§ **Short exercise**: Return the material word for word. Do not include the pictures.

§ **Source data**:
▶

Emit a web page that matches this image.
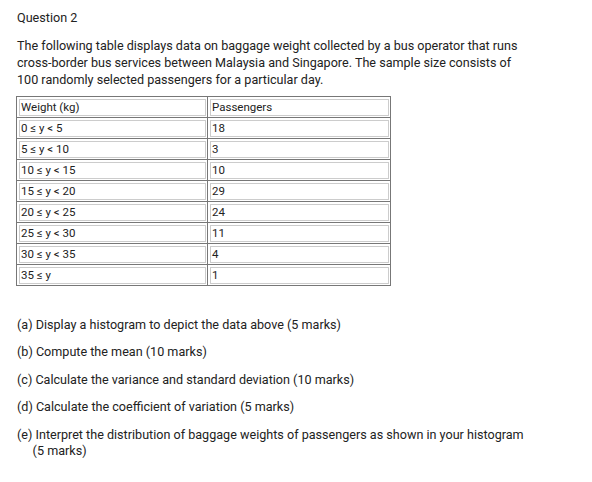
<!DOCTYPE html>
<html>
<head>
<meta charset="utf-8">
<script src="https://cdn.jsdelivr.net/npm/chart.js@4"></script>
<style>
  body { margin: 0; background: #fff; font-family: Roboto, "Noto Sans", sans-serif; color: #222; font-size: 12.6px; }
  #page { position: relative; width: 592px; height: 482px; }
  .t { position: absolute; left: 17px; white-space: nowrap; }
  table { position: absolute; left: 16px; top: 96px; width: 375px; border-collapse: collapse; }
  td { border: 1px solid #777; height: 20px; padding: 0 0 0 4px; font-size: 11.5px; outline: 1px solid #ccc; outline-offset: -3px; }
  td.c1 { width: 186px; }
</style>
</head>
<body>
<div id="page">
  <div class="t" style="top:10px">Question 2</div>
  <div class="t" style="top:37px;line-height:17px">The following table displays data on baggage weight collected by a bus operator that runs<br>cross-border bus services between Malaysia and Singapore. The sample size consists of<br>100 randomly selected passengers for a particular day.</div>
  <table id="tbl"></table>
  <div id="qs"></div>
</div>
<script>
const headers = ['Weight (kg)', 'Passengers'];
const weightClasses = ['0 \u2264 y < 5', '5 \u2264 y < 10', '10 \u2264 y < 15', '15 \u2264 y < 20',
  '20 \u2264 y < 25', '25 \u2264 y < 30', '30 \u2264 y < 35', '35 \u2264 y'];
const passengers = [18, 3, 10, 29, 24, 11, 4, 1];
const questions = [
  '(a) Display a histogram to depict the data above (5 marks)',
  '(b) Compute the mean (10 marks)',
  '(c) Calculate the variance and standard deviation (10 marks)',
  '(d) Calculate the coefficient of variation (5 marks)',
  '(e) Interpret the distribution of baggage weights of passengers as shown in your histogram<br>&nbsp;&nbsp;&nbsp;&nbsp;&nbsp;(5 marks)'
];

const tbl = document.getElementById('tbl');
let html = `<tr><td class="c1">${headers[0]}</td><td>${headers[1]}</td></tr>`;
weightClasses.forEach((w, i) => {
    html += `<tr><td class="c1">${w}</td><td>${passengers[i]}</td></tr>`;
});
tbl.innerHTML = html;

const qs = document.getElementById('qs');
const qTops = [317, 344, 372, 399, 427];
questions.forEach((q, i) => {
    const d = document.createElement('div');
    d.className = 't';
    d.style.top = qTops[i] + 'px';
    d.style.lineHeight = '16px';
    d.innerHTML = q;
    qs.appendChild(d);
});
</script>
</body>
</html>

◀

§ **Task answer**:
Emit a web page that matches this image.
<!DOCTYPE html>
<html>
<head>
<meta charset="utf-8">
<script src="https://cdn.jsdelivr.net/npm/chart.js@4"></script>
<style>
  body { margin: 0; background: #fff; font-family: Roboto, "Noto Sans", sans-serif; color: #222; font-size: 12.6px; }
  #page { position: relative; width: 592px; height: 482px; }
  .t { position: absolute; left: 17px; white-space: nowrap; }
  table { position: absolute; left: 16px; top: 96px; width: 375px; border-collapse: collapse; }
  td { border: 1px solid #777; height: 20px; padding: 0 0 0 4px; font-size: 11.5px; outline: 1px solid #ccc; outline-offset: -3px; }
  td.c1 { width: 186px; }
</style>
</head>
<body>
<div id="page">
  <div class="t" style="top:10px">Question 2</div>
  <div class="t" style="top:37px;line-height:17px">The following table displays data on baggage weight collected by a bus operator that runs<br>cross-border bus services between Malaysia and Singapore. The sample size consists of<br>100 randomly selected passengers for a particular day.</div>
  <table id="tbl"></table>
  <div id="qs"></div>
</div>
<script>
const headers = ['Weight (kg)', 'Passengers'];
const weightClasses = ['0 \u2264 y < 5', '5 \u2264 y < 10', '10 \u2264 y < 15', '15 \u2264 y < 20',
  '20 \u2264 y < 25', '25 \u2264 y < 30', '30 \u2264 y < 35', '35 \u2264 y'];
const passengers = [18, 3, 10, 29, 24, 11, 4, 1];
const questions = [
  '(a) Display a histogram to depict the data above (5 marks)',
  '(b) Compute the mean (10 marks)',
  '(c) Calculate the variance and standard deviation (10 marks)',
  '(d) Calculate the coefficient of variation (5 marks)',
  '(e) Interpret the distribution of baggage weights of passengers as shown in your histogram<br>&nbsp;&nbsp;&nbsp;&nbsp;&nbsp;(5 marks)'
];

const tbl = document.getElementById('tbl');
let html = `<tr><td class="c1">${headers[0]}</td><td>${headers[1]}</td></tr>`;
weightClasses.forEach((w, i) => {
    html += `<tr><td class="c1">${w}</td><td>${passengers[i]}</td></tr>`;
});
tbl.innerHTML = html;

const qs = document.getElementById('qs');
const qTops = [317, 344, 372, 399, 427];
questions.forEach((q, i) => {
    const d = document.createElement('div');
    d.className = 't';
    d.style.top = qTops[i] + 'px';
    d.style.lineHeight = '16px';
    d.innerHTML = q;
    qs.appendChild(d);
});
</script>
</body>
</html>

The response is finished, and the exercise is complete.